Had Martin Kaymer’s five-foot putt stayed above ground he would forever have been associated with Bernhard Langer and his Kiawah Island heartache in 1991.
Two Germans, two agonising last-hole misses and two likely American victories – had Kaymer missed (and halved) it would have meant Tiger Woods, needing to win, playing the 18th against Francesco Molinari with a one-hole lead.
Stories always emerge at the end of the week of what really happened and Kaymer’s is a fascinating one.
He qualified in the last spot, came into the matches with little or no form and there was the odd whisper, maybe true or otherwise, that it might be for the best if he gave his place up in the side.
Come the start of the week he made plenty of positive noises but in Friday’s fourballs he failed to make a single birdie. That was when he took Langer to one side for a chat that helped change the path of the Ryder Cup and quite possibly Kaymer’s career.
“I asked Bernhard if we could have a chat. It was going to be for five minutes and it turned out to be an hour and a half. He told me about his experiences and I explained I felt I had played so poorly in the Ryder Cup.”
Kaymer made his debut at Celtic Manor where he was sent off in the first match alongside Lee Westwood.
The pair came through and added a further half in the foursomes before Kaymer joined forces with Poulter for another victory. The points were coming but the form and feeling for the competition wasn’t.
“My record was OK but I hadn’t played to my satisfaction and I wondered why. I was ready to play and motivated but, all of a sudden, you are playing for other people and playing in foursomes.
“You would hit a good shot and your partner would miss, then it would be the other way round. We don’t play golf like this, you play for yourself, and I didn’t feel part of the team.
“Bernhard said he had the same initial feelings. We talked about preparation and, that when you are on the 1st tee, it is just about hitting a golf ball. We were getting distracted and all the thoughts are wrong. It was a long chat and was very deep.”
Kaymer had the Saturday at Medinah to ponder the conversation as Europe fell further behind before a late, relative, flurry of points. What was 10-4 was now 10-6 and there was the merest of sniffs of a comeback.
The German’s role would be in the penultimate singles with Steve Stricker his opponent.
“I wouldn’t have played me on the Saturday. My form before wasn’t good and I didn’t play well on the Friday.
“On the other hand you want to do something for the team so you motivate yourself, not just to contribute for the team but for yourself to deliver one point.
“It started on the range as I was second last off and there was a lot of blue and you know it can happen. Then it is all very realistic.”

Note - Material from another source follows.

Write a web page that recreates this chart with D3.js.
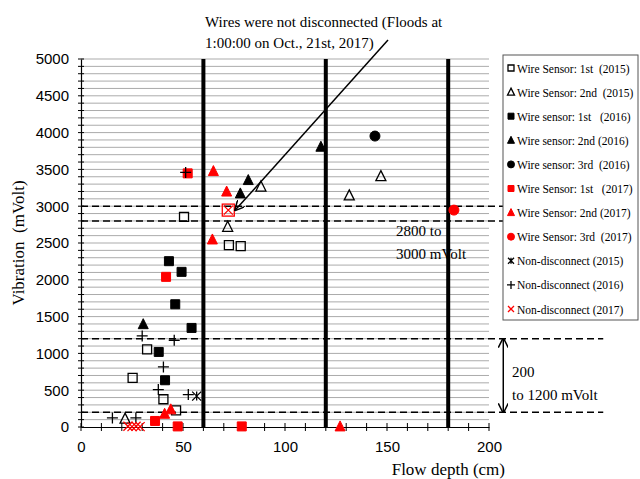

Maybe if I had missed the putt it would have been life-changing, thankfully it was life-changing that I did make it" And so it began. Luke Donald, Ian Poulter, Rory McIlroy, Justin Rose and Paul Lawrie swept up the first five matches. By the time Sergio Garcia edged out Jim Furyk Europe led for the first time in the whole match.

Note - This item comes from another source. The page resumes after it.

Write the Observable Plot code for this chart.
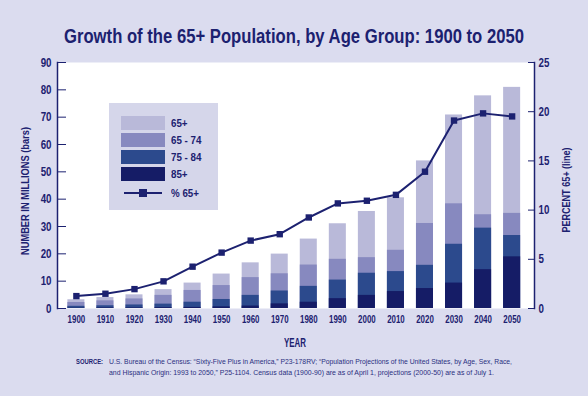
<!DOCTYPE html>
<html><head><meta charset="utf-8">
<script src="https://cdn.jsdelivr.net/npm/d3@7"></script>
<script src="https://cdn.jsdelivr.net/npm/@observablehq/plot@0.6"></script>
<style>
body{margin:0;background:#dbdcef;}
#wrap{position:relative;width:588px;height:396px;overflow:hidden;background:#dbdcef;font-family:"Liberation Sans",Arial,sans-serif;color:#1c2170;font-weight:bold;}
#wrap svg{position:absolute;left:0;top:0;}
.abs{position:absolute;white-space:nowrap;}
#legend{left:109px;top:103px;width:109px;height:107px;background:#d5d6ea;}
.sw{position:absolute;left:12px;width:44px;height:14px;}
.lt{position:absolute;left:62px;font-size:11.5px;line-height:14px;transform:scaleX(0.85);transform-origin:left center;}
</style></head>
<body><div id="wrap"></div>
<script>
const years = [1900,1910,1920,1930,1940,1950,1960,1970,1980,1990,2000,2010,2020,2030,2040,2050];
const pop65plus = [3.2,4.0,5.0,6.9,9.3,12.6,16.7,19.9,25.4,31.0,35.5,40.5,54.0,70.8,77.8,80.9];
const pop65to74 = [2.2,2.8,3.5,4.8,6.6,8.4,11.3,12.7,15.9,18.0,18.6,21.3,31.1,38.3,34.3,34.8];
const pop75to84 = [0.8,1.0,1.3,1.6,2.3,3.3,4.8,6.4,8.1,10.4,12.9,13.5,15.8,23.5,29.4,26.7];
const pop85plus = [0.1,0.2,0.2,0.3,0.4,0.6,0.9,1.7,2.3,3.6,4.8,6.2,7.3,9.3,14.2,18.9];
const pct65plus = [1.26,1.5,1.97,2.76,4.25,5.68,6.9,7.55,9.25,10.68,10.95,11.55,13.9,19.1,19.83,19.52];
const leftTicks = [0,10,20,30,40,50,60,70,80,90];
const rightTicks = [0,5,10,15,20,25];
const seriesNames = ["65+","65 - 74","75 - 84","85+"];
const seriesColors = ["#b9b9d9","#8789bf","#2c4a8d","#151c66"];
const lineLabel = "% 65+";
const navy = "#1c2170";

const leftMax = 90, rightMax = 25, k = leftMax / rightMax;
const halfBar = 2.93;
const rows = years.map((year, i) => ({year, a: pop65plus[i], b: pop65to74[i], c: pop75to84[i], d: pop85plus[i], pct: pct65plus[i]}));
const bar = (key, fill) => Plot.rectY(rows, {x1: r => r.year - halfBar, x2: r => r.year + halfBar, y: key, fill});

const chart = Plot.plot({
  width: 588, height: 396,
  marginLeft: 57, marginRight: 54, marginTop: 62, marginBottom: 88,
  style: {background: "transparent", fontFamily: '"Liberation Sans",Arial,sans-serif', fontWeight: "bold", fontSize: "12px", color: navy},
  x: {domain: [1893.5, 2057.7], axis: null},
  y: {domain: [0, leftMax], axis: null},
  marks: [
    Plot.frame({fill: "white", stroke: null}),
    bar("a", seriesColors[0]),
    bar("b", seriesColors[1]),
    bar("c", seriesColors[2]),
    bar("d", seriesColors[3]),
    Plot.line(rows, {x: "year", y: r => r.pct * k, stroke: navy, strokeWidth: 2}),
    Plot.dot(rows, {x: "year", y: r => r.pct * k, symbol: "square", r: 3.6, fill: navy}),
    Plot.frame({anchor: "left", stroke: navy, strokeWidth: 1.5}),
    Plot.frame({anchor: "right", stroke: navy, strokeWidth: 1.5}),
    Plot.axisY(leftTicks, {anchor: "right", frameAnchor: "left", tickSize: 8, fill: "none", stroke: navy, label: null}),
    Plot.axisY(leftTicks, {anchor: "left", tickSize: 0, tickPadding: 6, label: null, fill: navy, stroke: "none", fontSize: 12.5, className: "sq"}),
    Plot.axisY(rightTicks.map(t => t * k), {anchor: "left", frameAnchor: "right", tickSize: 6, fill: "none", stroke: navy, label: null}),
    Plot.axisY(rightTicks.map(t => t * k), {anchor: "right", tickSize: 0, tickPadding: 4, label: null, fill: navy, stroke: "none", fontSize: 12.5, className: "sq", tickFormat: t => String(Math.round(t / k))}),
    Plot.axisX(years, {tickSize: 0, tickPadding: 7, label: null, tickFormat: d => String(d), fill: navy, fontSize: 11, className: "sqx"})
  ]
});
const wrap = document.getElementById("wrap");
wrap.appendChild(chart);
// condensed look for tick labels
chart.querySelectorAll(".sq text").forEach(t => t.setAttribute("transform", (t.getAttribute("transform") || "") + " scale(0.78,1)"));
chart.querySelectorAll(".sqx text").forEach(t => t.setAttribute("transform", (t.getAttribute("transform") || "") + " scale(0.72,1)"));

function add(html, style) {
  const d = document.createElement("div");
  d.className = "abs";
  if (style) d.style.cssText = style;
  d.innerHTML = html;
  wrap.appendChild(d);
  return d;
}
// fit an element to a target width (horizontal condensing), anchored at a point
function fit(el, width, origin) {
  const w = el.getBoundingClientRect().width;
  el.style.transformOrigin = origin || "left center";
  el.style.transform = `scaleX(${width / w})`;
}
function fitV(el, cx, cy, length) {
  const w = el.getBoundingClientRect().width;
  const h = el.getBoundingClientRect().height;
  el.style.left = (cx - w / 2) + "px";
  el.style.top = (cy - h / 2) + "px";
  el.style.transformOrigin = "center center";
  el.style.transform = `rotate(-90deg) scaleX(${length / w})`;
}
const title = add("Growth of the 65+ Population, by Age Group: 1900 to 2050", "left:64px;top:24px;font-size:21px;line-height:24px;");
fit(title, 460);
fitV(add("NUMBER IN MILLIONS (bars)", "font-size:10.5px;line-height:12px;"), 25, 191, 128);
fitV(add("PERCENT 65+ (line)", "font-size:10.5px;line-height:12px;"), 566, 190, 85);
const yr = add("YEAR", "left:284px;top:336px;font-size:12px;line-height:14px;");
fit(yr, 22);
const lg = add("", "left:109px;top:103px;width:109px;height:107px;background:#d5d6ea;");
seriesNames.forEach((name, i) => {
  const top = 13 + i * 17;
  lg.insertAdjacentHTML("beforeend", `<div class="sw" style="top:${top}px;background:${seriesColors[i]}"></div><div class="lt" style="top:${top}px">${name}</div>`);
});
lg.insertAdjacentHTML("beforeend", `<div style="position:absolute;left:15px;top:89px;width:38px;height:2px;background:${navy}"></div><div style="position:absolute;left:30px;top:86px;width:8px;height:8px;background:${navy}"></div><div class="lt" style="top:83px">${lineLabel}</div>`);
const srcHead = add("SOURCE:", "left:76px;top:357px;font-size:8px;line-height:10px;");
fit(srcHead, 27);
const s1 = add("U.S. Bureau of the Census: “Sixty-Five Plus in America,” P23-178RV; “Population Projections of the United States, by Age, Sex, Race,", "left:109px;top:357px;font-size:8px;line-height:10px;font-weight:normal;color:#2a2f80;");
fit(s1, 403);
const s2 = add("and Hispanic Origin: 1993 to 2050,” P25-1104. Census data (1900-90) are as of April 1, projections (2000-50) are as of July 1.", "left:109px;top:368px;font-size:8px;line-height:10px;font-weight:normal;color:#2a2f80;");
fit(s2, 385);
</script></body></html>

Kaymer and Stricker were locked in a battle where neither player managed to get ahead by two holes at any point. Putts of eight and four feet dropped at 16 and 17 to give Kaymer a slim advantage going to the last.
“From the 14th hole Jose Maria Olazabal made it very clear to me how important it was! I had very clear thoughts and knew what was happening.
“I could see it on the big screen and could see myself walking on the big screen and all the cameras were now on me.”
He pushed his drive into a fairway bunker and, after some discussion as to who was away, found the green from 165 yards. As did Stricker, both players 40 foot past the pin but putting.
“On 18 you are not shaking and it was a nice moment as you have been given this opportunity and you are aware of everything.
“You just go through your pre-shot routine and it was very interesting to see that I could still go through that. I was very calm – you only focus on your target even though it was so loud around the green.
“I was more nervous on the first putt as there was room for mistakes, you either make it or hit it past or wide. There were a lot of possibilities. On the second there wasn’t.
“Then you see ‘Kaymer to retain the Ryder Cup’. It was not possible for me to miss the putt. There was no chance I could miss the putt in that situation.”
The Ryder Cup was retained and, minutes later, bizarrely won as, from 10-4 behind, Kaymer and Molinari put the finishing touches to a 14.5-13.5 scoreline.
Kaymer’s record reads a simple won one, lost one – with no mention of Langer’s role.
“On the Sunday it helped me a lot and gave me security. We should never forget that we are just playing a game.
“Maybe if I had missed the putt it would have been life-changing, thankfully it was life-changing that I did make it. Had I not talked to Langer it would have been a lot harder to make it.”